The report - a yearlong study by the International Energy Agency, a Paris-based group set up by leading energy-consuming nations in response to the oil embargo of the early 1970's - finds that oil from the Persian Gulf region will play an increasingly important role in the world economy despite economic, political and geological questions in the region. The uncertainty surrounding the development of Iraq's vast oil reserves contributes to these questions, the report found.
Called the World Energy Investment Outlook - 2003, it was supervised by Fatih Birol, chief economist for the agency, and included information from international organizations, energy companies and financial institutions.
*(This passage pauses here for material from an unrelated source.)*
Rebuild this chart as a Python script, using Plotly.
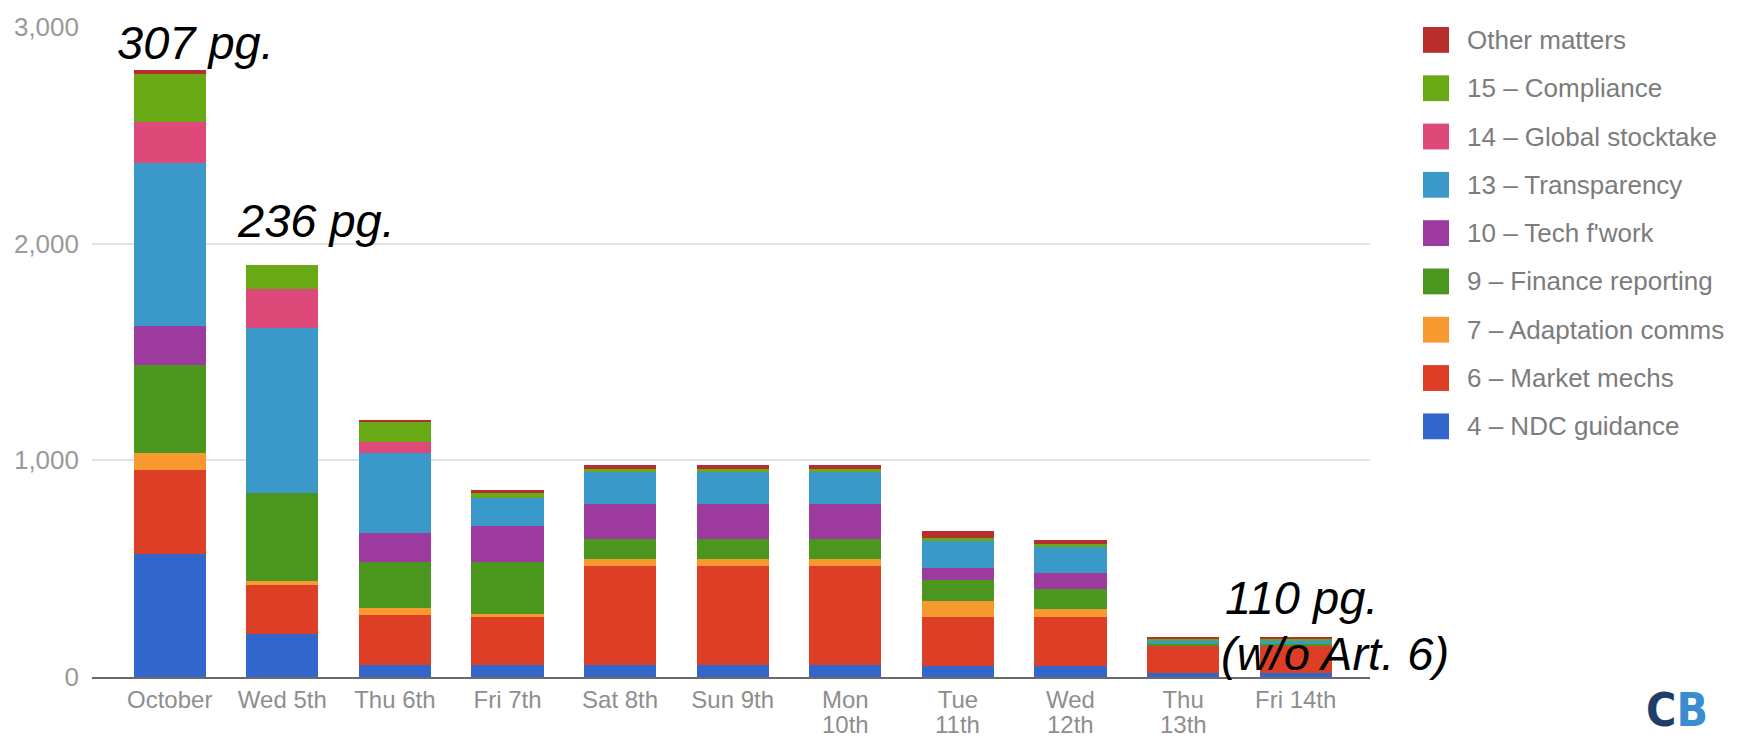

The agency itself is an autonomous group linked to the Organization for Economic Cooperation and Development.
The report's main implication, the need for enormous investment in existing energy technology, led some experts to question whether innovative technologies should receive more attention.
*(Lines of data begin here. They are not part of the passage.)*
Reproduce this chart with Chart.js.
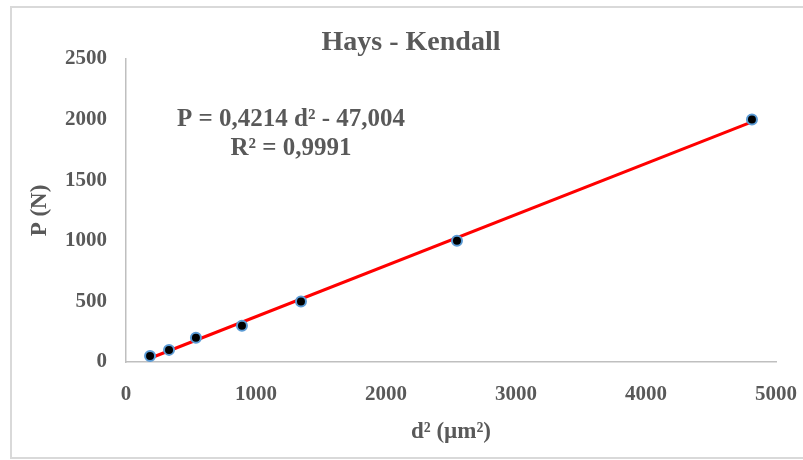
<!DOCTYPE html>
<html>
<head>
<meta charset="utf-8">
<script src="https://cdn.jsdelivr.net/npm/chart.js@4.4.0/dist/chart.umd.min.js"></script>
<style>
    html, body { margin: 0; padding: 0; background: #fff; }
    #wrap { position: relative; width: 803px; height: 460px; overflow: hidden; }
    #frame { position: absolute; left: 10px; top: 6px; width: 820px; height: 449px; border: 2px solid #d9d9d9; pointer-events: none; }
    canvas { position: absolute; left: 0; top: 0; }
</style>
</head>
<body>
<div id="wrap">
    <canvas id="chart" width="803" height="460"></canvas>
    <div id="frame"></div>
</div>
<script>
// --- Data ---
const dSquared = [185, 331, 538, 892, 1346, 2546, 4815];
const loads = [50, 100, 200, 300, 500, 1000, 2000];
const fitSlope = 0.4214;
const fitIntercept = -47.004;
const chartTitle = 'Hays - Kendall';
const equationLines = ['P = 0,4214 d\u00b2 - 47,004', 'R\u00b2 = 0,9991'];
const xTitle = 'd\u00b2 (\u00b5m\u00b2)';
const yTitle = 'P (N)';

const textColor = '#595959';
const serif = "'Liberation Serif', 'Times New Roman', serif";

document.addEventListener('DOMContentLoaded', () => {
    const points = dSquared.map((x, i) => ({ x, y: loads[i] }));
    const xMin = Math.min(...dSquared);
    const xMax = Math.max(...dSquared);
    const trend = [xMin, xMax].map(x => ({ x, y: fitSlope * x + fitIntercept }));

    // title + equation text drawn on top of the chart
    const labelsPlugin = {
        id: 'labels',
        afterDraw(chart) {
            const ctx = chart.ctx;
            ctx.save();
            ctx.fillStyle = textColor;
            ctx.textAlign = 'center';
            ctx.textBaseline = 'alphabetic';
            ctx.font = `bold 28px ${serif}`;
            ctx.fillText(chartTitle, 411, 50);
            ctx.font = `bold 25px ${serif}`;
            ctx.fillText(equationLines[0], 291, 126);
            ctx.fillText(equationLines[1], 291, 155);
            ctx.restore();
        }
    };

    const plainTick = v => String(v);

    new Chart(document.getElementById('chart'), {
        type: 'scatter',
        data: {
            datasets: [
                {
                    data: points,
                    backgroundColor: '#000000',
                    borderColor: '#5b9bd5',
                    borderWidth: 2,
                    pointRadius: 5,
                    order: 0
                },
                {
                    type: 'line',
                    data: trend,
                    borderColor: '#ff0000',
                    borderWidth: 3,
                    pointRadius: 0,
                    fill: false,
                    order: 1
                }
            ]
        },
        options: {
            responsive: false,
            animation: false,
            layout: { padding: { left: 22, right: 27, top: 59, bottom: 10 } },
            plugins: {
                legend: { display: false },
                tooltip: { enabled: false }
            },
            scales: {
                x: {
                    type: 'linear',
                    min: 0,
                    max: 5000,
                    ticks: { stepSize: 1000, padding: 20, callback: plainTick, color: textColor, font: { family: serif, size: 21, weight: 'bold' } },
                    grid: { drawOnChartArea: false, drawTicks: false },
                    border: { display: true, color: '#bfbfbf', width: 1.5 },
                    title: { display: true, text: xTitle, color: textColor, padding: { top: 4, bottom: 4 }, font: { family: serif, size: 23, weight: 'bold' } },
                    afterFit(scale) {
                        scale.height = 88;
                        scale.paddingRight = 0;
                        scale.paddingLeft = 0;
                    }
                },
                y: {
                    min: 0,
                    max: 2500,
                    ticks: { stepSize: 500, padding: 19, callback: plainTick, color: textColor, font: { family: serif, size: 21, weight: 'bold' } },
                    grid: { drawOnChartArea: false, drawTicks: false },
                    border: { display: true, color: '#bfbfbf', width: 1.5 },
                    title: { display: true, text: yTitle, color: textColor, padding: { top: 4, bottom: 4 }, font: { family: serif, size: 23, weight: 'bold' } },
                    afterFit(scale) { scale.width = 104; }
                }
            }
        },
        plugins: [labelsPlugin]
    });
});
</script>
</body>
</html>
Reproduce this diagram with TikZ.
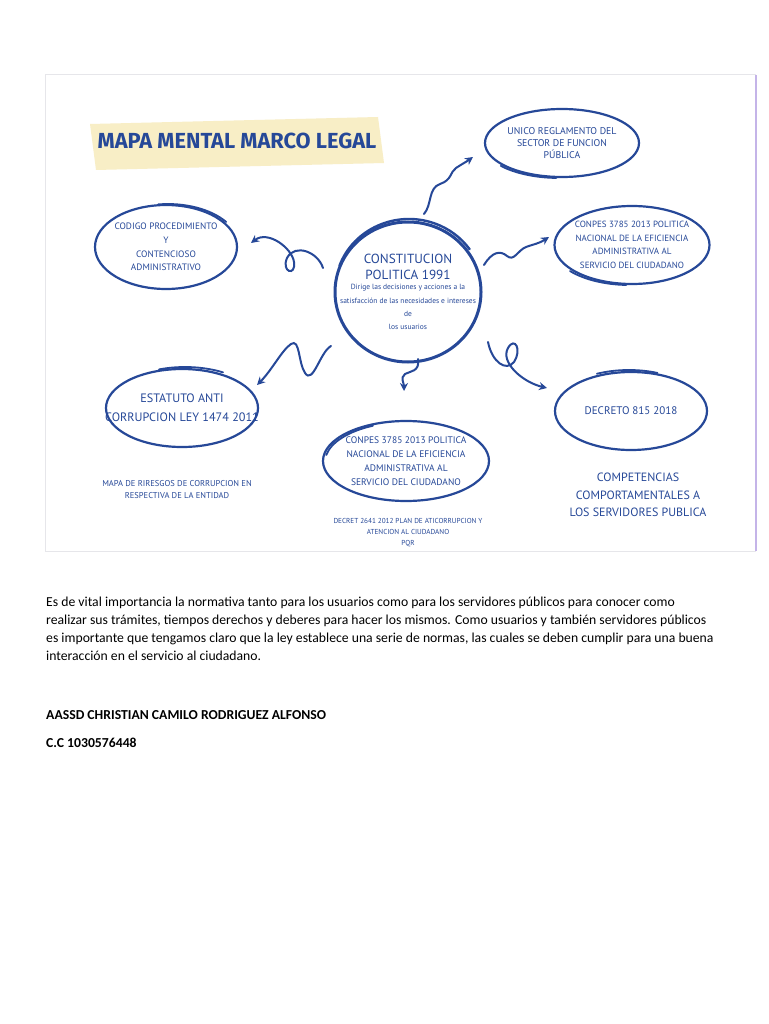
\documentclass[tikz,border=0pt]{standalone}
\usepackage{fontspec}
\setmainfont{Carlito}
\newfontfamily\hand{PT Sans}
\newfontfamily\titlef{Fira Sans}
\usetikzlibrary{shapes.geometric,arrows.meta}
\definecolor{mblue}{RGB}{38,72,152}
\definecolor{hl}{RGB}{248,238,198}
\definecolor{frameg}{RGB}{230,230,234}
\definecolor{framep}{RGB}{196,180,232}
\begin{document}
\begin{tikzpicture}[x=1pt,y=-1pt,
  ell/.style={ellipse, draw=mblue, line width=2.2pt, inner sep=0pt},
  sk/.style={draw=mblue, line width=1.8pt, line cap=round},
  arr/.style={draw=mblue, line width=2pt, line cap=round, -{Stealth[length=8pt,width=8pt]}},
  lab/.style={text=mblue, align=center, inner sep=0pt},
  body/.style={anchor=base west, inner sep=0pt, font=\fontsize{13.7}{18}\selectfont}]
\useasboundingbox (0,0) rectangle (768,1024);
\fill[white] (0,0) rectangle (768,1024);
% frame
\draw[frameg, line width=1pt] (756,551) -- (45,551) -- (45,75) -- (756,75);
\draw[framep, line width=1.5pt] (756,75) -- (756,551);
% title
\fill[hl] (90,124) -- (378,117) -- (384,163) -- (96,170) -- cycle;
\node[lab, font=\titlef\bfseries\fontsize{21.8}{24}\selectfont] (title) at (237,141) {MAPA MENTAL MARCO LEGAL};
% central circle
\node[ellipse, draw=mblue, line width=3pt, minimum width=146pt, minimum height=140pt, inner sep=0pt] (cpol) at (408,292) {};
\draw[sk, line width=2.4pt] ([shift={(1,-2)}]cpol.center) ++(200:74 and 71) arc[start angle=200, end angle=325, x radius=74, y radius=71];
\node[lab, font=\hand\fontsize{13.2}{16.5}\selectfont] (ctitle) at (408,267) {CONSTITUCION\\POLITICA 1991};
\node[lab, font=\hand\fontsize{7.5}{13.2}\selectfont] (csub) at (408,307) {Dirige las decisiones y acciones a la\\satisfacción de las necesidades e intereses\\de\\los usuarios};
% ellipses
\node[ell, minimum width=154pt, minimum height=68pt] (unico) at (562,143) {};
\node[lab, font=\hand\fontsize{9.8}{12}\selectfont] (unicot) at (unico.center) {UNICO REGLAMENTO DEL\\SECTOR DE FUNCION\\PÚBLICA};
\draw[sk] ([shift={(-3,1)}]unico.center) ++(92:76 and 34) arc[start angle=92, end angle=140, x radius=76, y radius=34];
\node[ell, minimum width=155pt, minimum height=78pt] (conpesa) at (632,245) {};
\node[lab, font=\hand\fontsize{9}{13.5}\selectfont] (conpesat) at (conpesa.center) {CONPES 3785 2013 POLITICA\\NACIONAL DE LA EFICIENCIA\\ADMINISTRATIVA AL\\SERVICIO DEL CIUDADANO};
\draw[sk] ([shift={(-3,1)}]conpesa.center) ++(92:77 and 39) arc[start angle=92, end angle=140, x radius=77, y radius=39];
\node[ell, minimum width=142pt, minimum height=84pt] (codigo) at (166,247) {};
\node[lab, font=\hand\fontsize{9.3}{13.7}\selectfont] (codigot) at (codigo.center) {CODIGO PROCEDIMIENTO\\Y\\CONTENCIOSO\\ADMINISTRATIVO};
\draw[sk] ([shift={(2,-1)}]codigo.center) ++(262:71 and 42) arc[start angle=262, end angle=325, x radius=71, y radius=42];
\node[ell, minimum width=152pt, minimum height=78pt] (estatuto) at (182,408) {};
\node[lab, font=\hand\fontsize{12.2}{19}\selectfont] (estatutot) at (estatuto.center) {ESTATUTO ANTI\\CORRUPCION LEY 1474 2011};
\draw[sk] ([shift={(3,-1)}]estatuto.center) ++(250:76 and 40) arc[start angle=250, end angle=300, x radius=76, y radius=40];
\node[ell, minimum width=166pt, minimum height=80pt] (conpesb) at (406,461) {};
\node[lab, font=\hand\fontsize{9.5}{14}\selectfont] (conpesbt) at (conpesb.center) {CONPES 3785 2013 POLITICA\\NACIONAL DE LA EFICIENCIA\\ADMINISTRATIVA AL\\SERVICIO DEL CIUDADANO};
\draw[sk] ([shift={(2,1)}]conpesb.center) ++(190:83 and 40) arc[start angle=190, end angle=245, x radius=83, y radius=40];
\node[ell, minimum width=152pt, minimum height=78pt] (decreto) at (631,411) {};
\node[lab, font=\hand\fontsize{11}{14}\selectfont] (decretot) at (decreto.center) {DECRETO 815 2018};
\draw[sk] ([shift={(-2,-1)}]decreto.center) ++(245:76 and 40) arc[start angle=245, end angle=292, x radius=76, y radius=40];
% free labels
\node[lab, font=\hand\fontsize{12}{17.5}\selectfont] (comp) at (638,495) {COMPETENCIAS\\COMPORTAMENTALES A\\LOS SERVIDORES PUBLICA};
\node[lab, font=\hand\fontsize{8.5}{12}\selectfont] (riesgos) at (177,490) {MAPA DE RIRESGOS DE CORRUPCION EN\\RESPECTIVA DE LA ENTIDAD};
\node[lab, font=\hand\fontsize{7.2}{11}\selectfont] (decret) at (408,533) {DECRET 2641 2012 PLAN DE ATICORRUPCION Y\\ATENCION AL CIUDADANO\\PQR};
% connectors
\coordinate (a1s) at (424,214); \coordinate (a1e) at (473,157);
\draw[arr] (a1s) .. controls (432,205) and (428,188) .. (440,184) .. controls (452,180) and (450,172) .. (456,168) .. controls (462,164) and (466,162) .. (a1e);
\coordinate (a2s) at (484,265); \coordinate (a2e) at (549,237);
\draw[arr] (a2s) .. controls (492,252) and (500,250) .. (507,256) .. controls (514,262) and (518,250) .. (526,247) .. controls (534,244) and (538,244) .. (a2e);
\coordinate (a3s) at (323,268); \coordinate (a3e) at (251,243);
\draw[arr] (a3s) .. controls (318,252) and (295,243) .. (287,258) .. controls (281,272) and (296,277) .. (294,262) .. controls (292,248) and (268,230) .. (a3e);
\coordinate (a4s) at (331,346); \coordinate (a4e) at (257,385);
\draw[arr] (a4s) .. controls (320,352) and (313,385) .. (305,373) .. controls (298,362) and (300,338) .. (291,344) .. controls (282,350) and (272,370) .. (a4e);
\coordinate (a5s) at (418,359); \coordinate (a5e) at (404,391);
\draw[arr] (a5s) .. controls (420,372) and (410,371) .. (405,374) .. controls (400,378) and (404,383) .. (a5e);
\coordinate (a6s) at (488,342); \coordinate (a6e) at (547,388);
\draw[arr] (a6s) .. controls (492,362) and (506,372) .. (514,362) .. controls (522,350) and (515,336) .. (508,348) .. controls (500,362) and (522,382) .. (a6e);
% body text
\node[body] (p1) at (46,606) {Es de vital importancia la normativa tanto para los usuarios como para los servidores públicos para conocer como};
\node[body] (p2) at (46,624) {realizar sus trámites, tiempos derechos y deberes para hacer los mismos. Como usuarios y también servidores públicos};
\node[body] (p3) at (46,642) {es importante que tengamos claro que la ley establece una serie de normas, las cuales se deben cumplir para una buena};
\node[body] (p4) at (46,660) {interacción en el servicio al ciudadano.};
\node[body, font=\bfseries\fontsize{13.7}{18}\selectfont] (name) at (46,719) {AASSD CHRISTIAN CAMILO RODRIGUEZ ALFONSO};
\node[body, font=\bfseries\fontsize{13.7}{18}\selectfont] (cc) at (46,747) {C.C 1030576448};
\end{tikzpicture}
\end{document}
"Do we want to spend that many trillion of dollars doing the conventional energy we are doing today," asked Amy Myers Jaffe, who heads the energy program at the James A. Baker III Institute for Public Policy at Rice University, "or should we be putting more money into research and development to find things that could have a dramatic impact?"
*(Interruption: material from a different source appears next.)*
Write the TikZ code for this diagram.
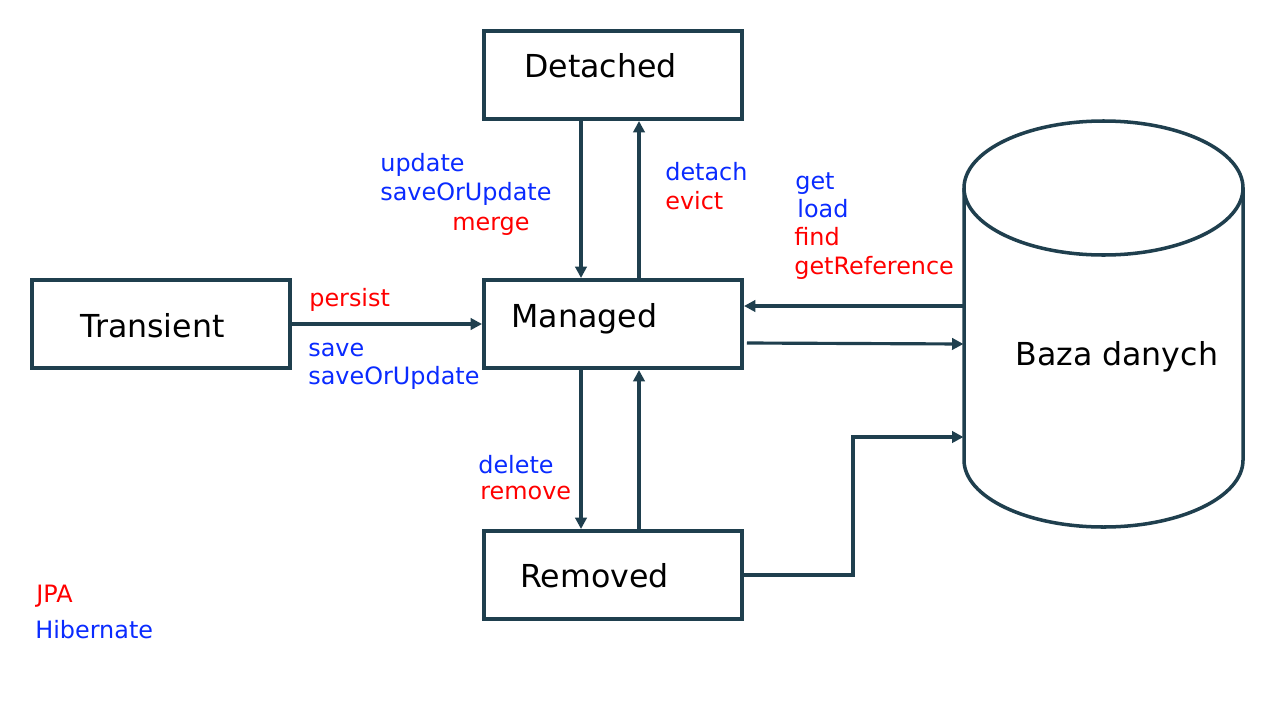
\documentclass[tikz,border=0pt]{standalone}
\usepackage{fontspec}
\setmainfont{DejaVu Sans}
\usetikzlibrary{arrows.meta}
\definecolor{edgecol}{HTML}{1F3F4E}
\definecolor{hibcol}{HTML}{0A2BFF}
\definecolor{jpacol}{HTML}{FF0000}

\begin{document}
\begin{tikzpicture}[x=0.02cm,y=-0.02cm]
		\tikzset{state/.style={draw=edgecol,line width=2.3pt,minimum width=5.16cm,minimum height=1.76cm,inner sep=0pt}};
		\tikzset{flow/.style={draw=edgecol,line width=1.8pt,-{Triangle[length=6.5pt,width=6.5pt]}}};
		\tikzset{title/.style={font=\fontsize{18}{22}\selectfont,anchor=base west,inner sep=0pt}};
		\tikzset{hib/.style={hibcol,font=\fontsize{13.6}{16}\selectfont,anchor=base west,inner sep=0pt}};
		\tikzset{jpa/.style={jpacol,font=\fontsize{13.6}{16}\selectfont,anchor=base west,inner sep=0pt}};
		\useasboundingbox[fill=white] (0,0) rectangle (1280,720);
		
		\node[state] (detached) at (613,75) {};
		\node[state] (managed) at (613,324) {};
		\node[state] (transient) at (161,324) {};
		\node[state] (removed) at (613,575) {};
		\node[title] (detachedtxt) at (524,77) {Detached};
		\node[title] (managedtxt) at (511,327) {Managed};
		\node[title] (transienttxt) at (80,337) {Transient};
		\node[title] (removedtxt) at (520,587) {Removed};
		
		% baza danych
		\draw[edgecol,line width=2pt] (1103.5,188) ellipse[x radius=139.5,y radius=67];
		\draw[edgecol,line width=2pt] (964,188) -- (964,460) arc[start angle=180,end angle=0,x radius=139.5,y radius=67] -- (1243,188);
		\node[minimum width=5.59cm,minimum height=8.12cm,inner sep=0pt] (db) at (1103.5,324) {};
		\node[title] (dbtxt) at (1015,365) {Baza danych};
		
		\draw[flow] (detached.south -| 581,0) -- (managed.north -| 581,0);
		\draw[flow] (managed.north -| 639,0) -- (detached.south -| 639,0);
		\draw[flow] (transient.east) -- (managed.west);
		\draw[flow] (managed.south -| 581,0) -- (removed.north -| 581,0);
		\draw[flow] (removed.north -| 639,0) -- (managed.south -| 639,0);
		\draw[flow] (db.west |- 0,306) -- (managed.east |- 0,306);
		\draw[flow] ([xshift=1.7pt]managed.east |- 0,343) -- (db.west |- 0,344);
		\draw[flow] (removed.east) -| (853,437) -- (db.west |- 0,437);
		
		\node[hib] (update) at (380,171) {update};
		\node[hib] (saveorupdateA) at (380,200) {saveOrUpdate};
		\node[jpa] (merge) at (452,230) {merge};
		\node[hib] (detach) at (665,180) {detach};
		\node[jpa] (evict) at (665,209) {evict};
		\node[hib] (get) at (795,189) {get};
		\node[hib] (load) at (797,217) {load};
		\node[jpa] (find) at (794,245) {find};
		\node[jpa] (getref) at (794,274) {getReference};
		\node[jpa] (persist) at (309,306) {persist};
		\node[hib] (save) at (308,356) {save};
		\node[hib] (saveorupdateB) at (308,384) {saveOrUpdate};
		\node[hib] (delete) at (478,473) {delete};
		\node[jpa] (remove) at (480,499) {remove};
		\node[jpa] (jpalbl) at (36,602) {JPA};
		\node[hib] (hiblbl) at (35,638) {Hibernate};
	\end{tikzpicture}
\end{document}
It is not clear who will provide the necessary capital cited by the study. Developing countries will require $5 trillion. But, the report noted, "the uncertainty about whether developing countries will be able to mobilize this level of investment is significant, particularly for Africa and India."
By 2030, it predicted, 43 percent of the world's oil will come from the Middle East - a 50 percent increase from today. Persian Gulf oil has the cheapest recovery costs, yet the study found challenges ahead for the region.
One is geological. The study said that the region's large fields face an increasing rate of decline - the percentage, now about 5, at which their production drops each year.
As a result, more and more money will be needed to maintain current production from existing fields. Capital flows to the Middle East are an important issue, the study said, but it noted that Saudi Arabia, Iraq and Kuwait have restrictive policies limiting direct participation in oil development and production to their national oil companies.
The report said Iraq would have the greatest incentive to attract outside capital but would face an inhibiting factor - the "likely nationalist sentiment of the Iraqi population."
Similar feelings have limited or prevented foreign investment in other oil-producing countries, including Mexico and Venezuela.
The war in Iraq has increased political instability, the study said, and it predicted that the political and legal environment would not be ripe for outside investment until 2005.
It calculated further that if Middle East oil countries proved more hostile to foreign investment, that would increase the need for worldwide investment a further 8 percent, driving up energy prices.
The report estimated that worldwide demand for oil would reach 120 million barrels a day by 2030, up from 77 million barrels now. But the $2.2 trillion that will be needed to explore and develop oil production will be mostly spent - 75 percent - on maintaining existing fields, with the remaining 25 percent spent on finding new oil to meet the greater demand.
Investment needs, the report explained, are "far more sensitive to changes in decline rates than to the rate of growth of oil demand."
The notion that it will be increasingly costly to find more oil was reinforced by some industry executives. "By 2015," said Jon Thompson, the president of the Exxon Mobil Exploration Company, "we will need to find, develop and produce a volume of new oil and gas that is equal to 8 out of every 10 barrels being produced today."
In remarks earlier this year to company shareholders, Mr. Thompson said that "the cost associated with providing this additional oil and gas is expected to be considerably more than what industry is now spending."